> Task statement: Wherever "this" appears in a line, copy that line.

[start Data entries]

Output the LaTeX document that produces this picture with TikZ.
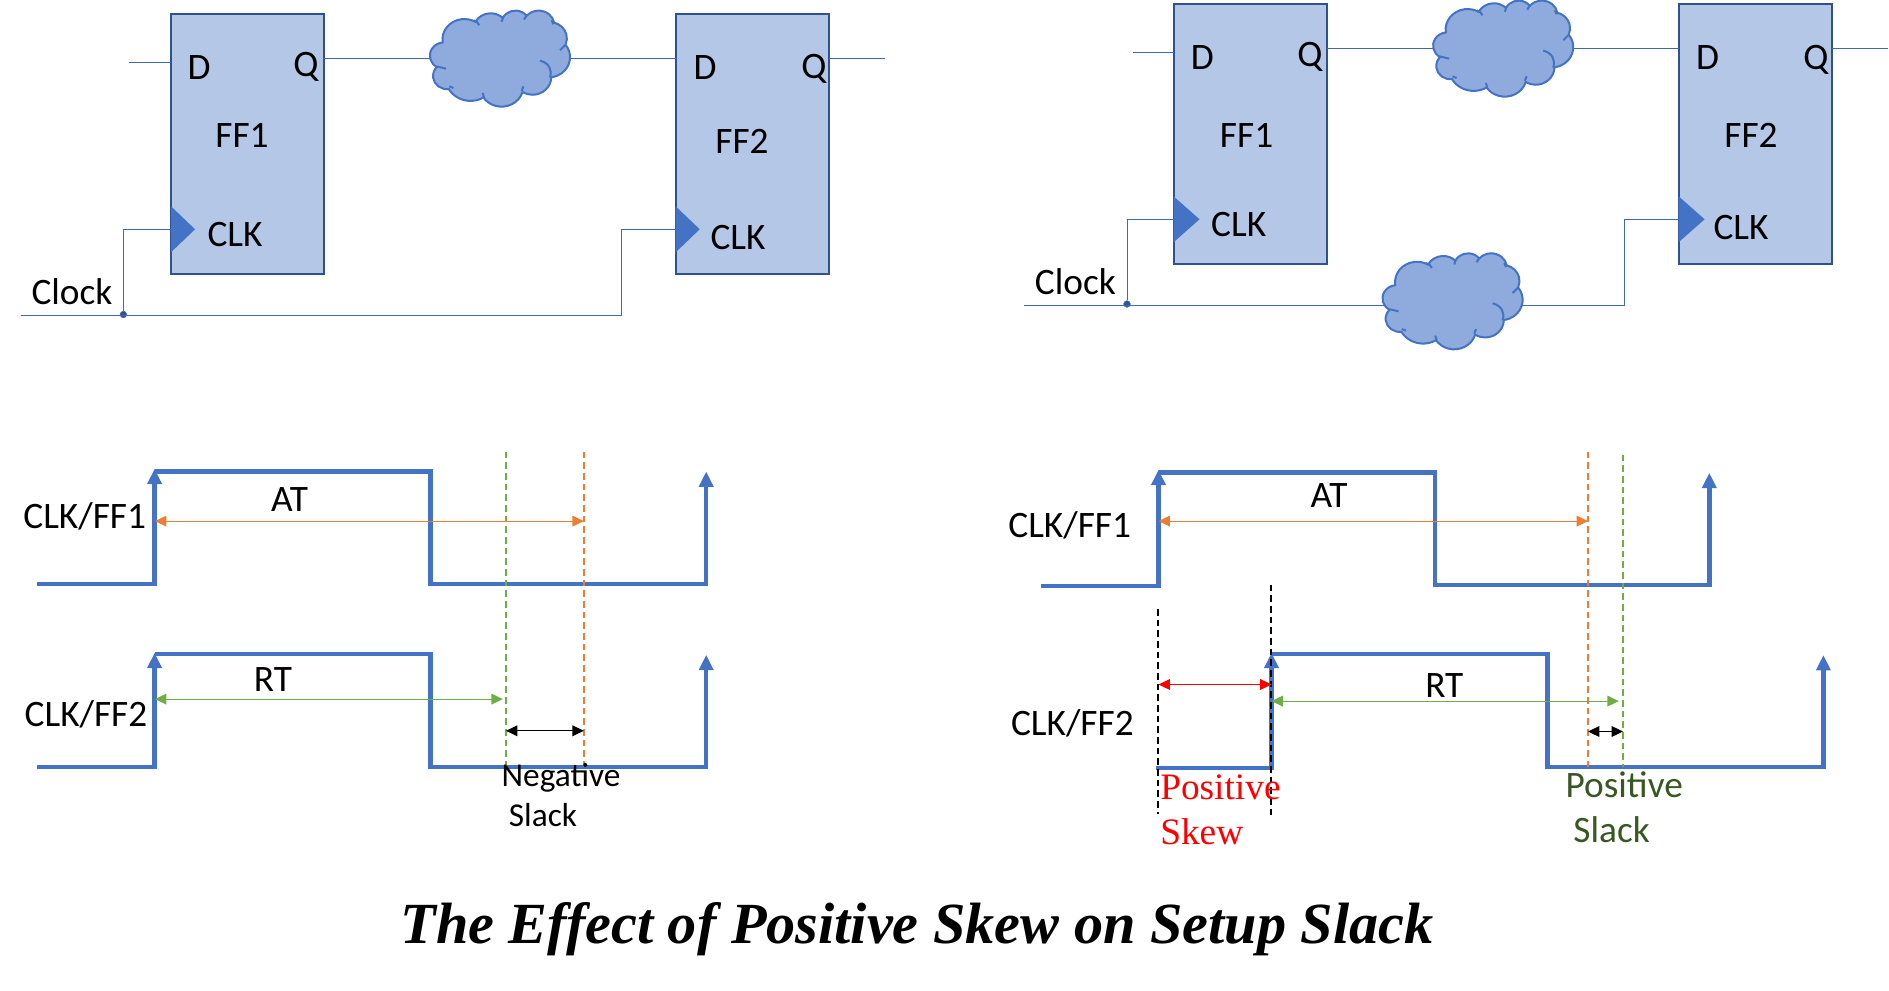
\documentclass[tikz,border=0pt]{standalone}
\usepackage{fontspec}
\setmainfont{Carlito}
\newfontfamily\timesfont{Liberation Serif}
\usetikzlibrary{arrows.meta}

\definecolor{boxfill}{RGB}{180,199,231}
\definecolor{boxline}{RGB}{47,82,143}
\definecolor{cloudfill}{RGB}{143,170,220}
\definecolor{sigblue}{RGB}{68,114,196}
\definecolor{atorange}{RGB}{237,125,49}
\definecolor{rtgreen}{RGB}{112,173,71}
\definecolor{slackgreen}{RGB}{56,87,35}

\tikzset{
  ffbox/.style={draw=boxline,line width=1.5pt,fill=boxfill,minimum width=115pt,minimum height=195pt,inner sep=0pt,outer sep=0pt},
  cloudbox/.style={minimum width=105pt,minimum height=72pt,inner sep=0pt,outer sep=0pt},
  sigline/.style={draw=sigblue!70!boxline,line width=0.75pt},
  jdot/.style={circle,fill=boxline,draw=sigblue,inner sep=0pt,minimum size=5pt},
  lbl/.style={font=\fontsize{28}{28}\selectfont,anchor=base,inner sep=0pt,yshift=-0.9pt},
  smalllbl/.style={font=\fontsize{25}{25}\selectfont,anchor=base,inner sep=0pt,yshift=-0.9pt},
  skewlbl/.style={font=\timesfont\fontsize{28}{28}\selectfont,text=red,anchor=base west,inner sep=0pt,yshift=-0.9pt},
  wave/.style={draw=sigblue,line width=3.4pt,line join=miter},
  waveup/.style={wave,-{Triangle[length=11.5pt,width=10.5pt]}},
  span/.style={line width=0.8pt,{Triangle[length=8.5pt,width=8pt]}-{Triangle[length=8.5pt,width=8pt]}},
  timeline/.style={line width=1.1pt,dash pattern=on 5pt off 3pt}
}

% cloud outline drawn inside the (empty) node #1, on a 100 by 100 grid
\newcommand{\cloudbody}[1]{%
\begin{scope}[shift={(#1.north west)},xscale=1.4,yscale=0.96]
\draw [draw=sigblue,line width=1.5pt,fill=cloudfill] (9.03,33.26)
  arc[start angle=-187.75,end angle=-59.64,x radius=15.63,y radius=21.27]
  arc[start angle=-152.02,end angle=-45.45,x radius=12.35,y radius=16.82]
  arc[start angle=-153.49,end angle=-37.33,x radius=10.10,y radius=13.76]
  arc[start angle=-139.71,end angle=-10.22,x radius=11.24,y radius=15.27]
  arc[start angle=-74.77,end angle=23.21,x radius=12.35,y radius=16.84]
  arc[start angle=-37.52,end angle=81.86,x radius=15.68,y radius=21.34]
  arc[start angle=0.46,end angle=121.99,x radius=13.39,y radius=18.21]
  arc[start angle=16.85,end angle=146.24,x radius=15.63,y radius=21.33]
  arc[start angle=58.98,end angle=150.18,x radius=17.87,y radius=24.40]
  arc[start angle=83.31,end angle=223.11,x radius=10.09,y radius=13.70]
  arc[start angle=120.36,end angle=264.11,x radius=10.06,y radius=13.76]
  -- cycle;
\draw [draw=sigblue,line width=1.5pt] (4.9,58.5) .. controls (8,60.5) .. (11.4,60.8);
\draw [draw=sigblue,line width=1.5pt] (78.6,52.4) .. controls (85,55) and (87.5,62) .. (85.7,70.1);
\draw [draw=sigblue,line width=1.5pt] (16.7,80.9) .. controls (15,80.5) .. (13.8,79.2);
\draw [draw=sigblue,line width=1.5pt] (37.6,86) .. controls (37.8,88.5) .. (38.6,91);
\draw [draw=sigblue,line width=1.5pt] (66.7,79.2) .. controls (66.4,82) .. (65.5,84);
\draw [draw=sigblue,line width=1.5pt] (35.2,15.6) .. controls (34,12.5) .. (31,10.4);
\draw [draw=sigblue,line width=1.5pt] (51.2,12) .. controls (51.5,9) .. (52.2,7);
\draw [draw=sigblue,line width=1.5pt] (67.2,9.7) .. controls (68,7.5) .. (69.1,5);
\draw [draw=sigblue,line width=1.5pt] (88.1,14.6) .. controls (87.5,12.5) .. (86.9,10.4);
\draw [draw=sigblue,line width=1.5pt] (92.9,41.6) .. controls (95,39.5) .. (96.4,36.5);
\end{scope}}

\begin{document}
\begin{tikzpicture}[x=0.75pt,y=0.75pt,yscale=-1,xscale=1]
\useasboundingbox (0,0) rectangle (1889,991);

%Left circuit
\coordinate (dinl) at (129,62.3);
\coordinate (qoutl) at (885,58.3);
\coordinate (clkinl) at (20.7,315.7);
\coordinate (clkturnl) at (621.7,315.7);
\coordinate (clkal) at (171,229.3);
\coordinate (clkbl) at (675.7,229.3);
\node [jdot] (jointl) at (123.4,314.5) {};
\node [ffbox] (ffal) at (247.6,144) {};
\node [ffbox] (ffbl) at (752.6,144) {};
\node [cloudbox] (cloudl) at (500,58.3) {};
\draw [sigline] (dinl) -- (dinl -| ffal.west);
\draw [sigline] (ffal.east |- cloudl) -- (cloudl.west);
\draw [sigline] (cloudl.east) -- (cloudl.east -| ffbl.west);
\draw [sigline] (ffbl.east |- qoutl) -- (qoutl);
\draw [sigline] (clkinl) -- (clkturnl) -- (clkturnl |- clkbl) -- (clkbl);
\draw [sigline] (jointl) -- (jointl |- clkal) -- (clkal);
\cloudbody{cloudl}
\fill [sigblue] (clkal) ++(0,-23) -- ++(24,23) -- ++(-24,23) -- cycle;
\fill [sigblue] (clkbl) ++(0,-23) -- ++(24,23) -- ++(-24,23) -- cycle;
\node [lbl] (dal) at (199,78.3) {D};
\node [lbl] (qal) at (306,75) {Q};
\node [lbl] (nameal) at (242,146.7) {FF1};
\node [lbl] (ckal) at (235,245) {CLK};
\node [lbl] (dbl) at (705,78.3) {D};
\node [lbl] (qbl) at (814,77.7) {Q};
\node [lbl] (namebl) at (742,152.7) {FF2};
\node [lbl] (ckbl) at (738,248.3) {CLK};
\node [lbl] (clockl) at (72,303.3) {Clock};

%Right circuit
\coordinate (dinr) at (1133.2,52.3);
\coordinate (qoutr) at (1888,48.3);
\coordinate (clkinr) at (1023.8,305.6);
\coordinate (clkturnr) at (1624.7,305.6);
\coordinate (clkar) at (1173.5,219.3);
\coordinate (clkbr) at (1678.6,219.3);
\node [jdot] (jointr) at (1127,304) {};
\node [ffbox] (ffar) at (1250.6,133.7) {};
\node [ffbox] (ffbr) at (1755.4,133.7) {};
\node [cloudbox] (cloudr) at (1503.2,48.3) {};
\node [cloudbox] (cloudc) at (1452.6,301) {};
\draw [sigline] (dinr) -- (dinr -| ffar.west);
\draw [sigline] (ffar.east |- cloudr) -- (cloudr.west);
\draw [sigline] (cloudr.east) -- (cloudr.east -| ffbr.west);
\draw [sigline] (ffbr.east |- qoutr) -- (qoutr);
\draw [sigline] (clkinr) -- (clkinr -| cloudc.center);
\draw [sigline] (clkinr -| cloudc.center) -- (clkturnr) -- (clkturnr |- clkbr) -- (clkbr);
\draw [sigline] (jointr) -- (jointr |- clkar) -- (clkar);
\cloudbody{cloudr}
\cloudbody{cloudc}
\fill [sigblue] (clkar) ++(0,-23) -- ++(26,23) -- ++(-26,23) -- cycle;
\fill [sigblue] (clkbr) ++(0,-23) -- ++(26,23) -- ++(-26,23) -- cycle;
\node [lbl] (dar) at (1202.4,68.3) {D};
\node [lbl] (qar) at (1310,65) {Q};
\node [lbl] (namear) at (1246.6,146.7) {FF1};
\node [lbl] (ckar) at (1238.7,235) {CLK};
\node [lbl] (dbr) at (1707.5,68.3) {D};
\node [lbl] (qbr) at (1816,68.3) {Q};
\node [lbl] (namebr) at (1751,146.7) {FF2};
\node [lbl] (ckbr) at (1741,238.3) {CLK};
\node [lbl] (clockr) at (1075.4,293.3) {Clock};

%Left waveforms
\begin{scope}[yshift=0.6pt]
\draw [wave] (37.2,583.3) -- (154.6,583.3);
\draw [waveup] (154.6,585) -- (154.6,468);
\draw [wave] (154.6,470.7) -- (430.6,470.7) -- (430.6,583.3) -- (704.5,583.3);
\draw [waveup] (706.2,585) -- (706.2,470.7);
\draw [wave] (37.2,766) -- (154.6,766);
\draw [waveup] (154.6,767.7) -- (154.6,652);
\draw [wave] (154.6,653.3) -- (430.6,653.3) -- (430.6,766) -- (704.5,766);
\draw [waveup] (706.2,767.7) -- (706.2,654);
\coordinate (rtl) at (506,450.7);
\coordinate (atl) at (583.8,450.7);
\draw [timeline,draw=rtgreen] (rtl) -- (506,766);
\draw [timeline,draw=atorange] (atl) -- (583.8,766);
\coordinate (atstartl) at (155,520.3);
\coordinate (atendl) at (583.8,520.3);
\coordinate (rtstartl) at (155,698.3);
\coordinate (rtendl) at (502.8,698.3);
\coordinate (slackal) at (506,730);
\coordinate (slackbl) at (583.8,730);
\draw [span,draw=atorange,fill=atorange] (atstartl) -- (atendl);
\draw [span,draw=rtgreen,fill=rtgreen] (rtstartl) -- (rtendl);
\draw [span,draw=black,fill=black] (slackal) -- (slackbl);
\end{scope}
\node [lbl] (atlabl) at (289.6,510) {AT};
\node [lbl] (rtlabl) at (273,690) {RT};
\node [lbl] (wavenamea) at (84.7,527.3) {CLK/FF1};
\node [lbl] (wavenameb) at (86,725) {CLK/FF2};
\node [smalllbl] (negl) at (561,785) {Negative};
\node [smalllbl] (slackl) at (543,825) {Slack};

%Right waveforms
\begin{scope}[yshift=0.6pt]
\draw [wave] (1041,585.3) -- (1158.5,585.3);
\draw [waveup] (1158.5,587) -- (1158.5,469);
\draw [wave] (1158.5,471.7) -- (1435,471.7) -- (1435,584) -- (1707.6,584);
\draw [waveup] (1709.3,585.7) -- (1709.3,472);
\draw [wave] (1156.3,767.3) -- (1271.5,767.3);
\draw [waveup] (1271.5,769) -- (1271.5,652);
\draw [wave] (1271.5,653.3) -- (1547.5,653.3) -- (1547.5,766) -- (1821.7,766);
\draw [waveup] (1823.4,767.7) -- (1823.4,654.3);
\coordinate (atr) at (1588,450.7);
\coordinate (rtr) at (1623,454);
\coordinate (skewa) at (1158,608.3);
\coordinate (skewb) at (1271,584);
\draw [timeline,draw=atorange] (atr) -- (1588,766);
\draw [timeline,draw=rtgreen] (rtr) -- (1623,766);
\draw [timeline,draw=black] (skewa) -- (1158,812.7);
\draw [timeline,draw=black] (skewb) -- (1271,816);
\coordinate (atstartr) at (1158.5,520.3);
\coordinate (atendr) at (1588,520.3);
\coordinate (rtstartr) at (1271.5,700.3);
\coordinate (rtendr) at (1618.8,700.3);
\coordinate (skewstart) at (1158.5,683.7);
\coordinate (skewend) at (1271.5,683.7);
\coordinate (slackar) at (1588,730.7);
\coordinate (slackbr) at (1623,730.7);
\draw [span,draw=atorange,fill=atorange] (atstartr) -- (atendr);
\draw [span,draw=rtgreen,fill=rtgreen] (rtstartr) -- (rtendr);
\draw [span,draw=red,fill=red] (skewstart) -- (skewend);
\draw [span,draw=black,fill=black] (slackar) -- (slackbr);
\end{scope}
\node [lbl] (atlabr) at (1329,506) {AT};
\node [lbl] (rtlabr) at (1444.3,696) {RT};
\node [lbl] (wavenamec) at (1069.7,536) {CLK/FF1};
\node [lbl] (wavenamed) at (1072.4,734) {CLK/FF2};
\node [skewlbl] (skewposr) at (1160,798) {Positive};
\node [skewlbl] (skewnamer) at (1160,843.3) {Skew};
\node [lbl,text=slackgreen] (slackposr) at (1624.2,796.7) {Positive};
\node [lbl,text=slackgreen] (slacknamer) at (1611.6,841.7) {Slack};

%Title
\node [font=\timesfont\bfseries\itshape\fontsize{43.7}{44}\selectfont,anchor=base,inner sep=0pt] (title) at (917,943.8) {The Effect of Positive Skew on Setup Slack};

\end{tikzpicture}
\end{document}
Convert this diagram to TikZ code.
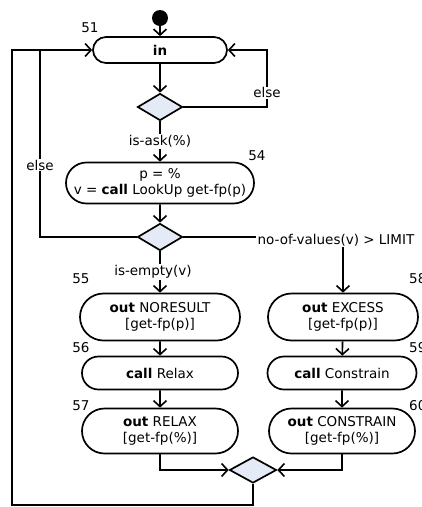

[end Data entries]

> Task answer:
Output the LaTeX document that produces this picture with TikZ.
Convert this diagram to TikZ code.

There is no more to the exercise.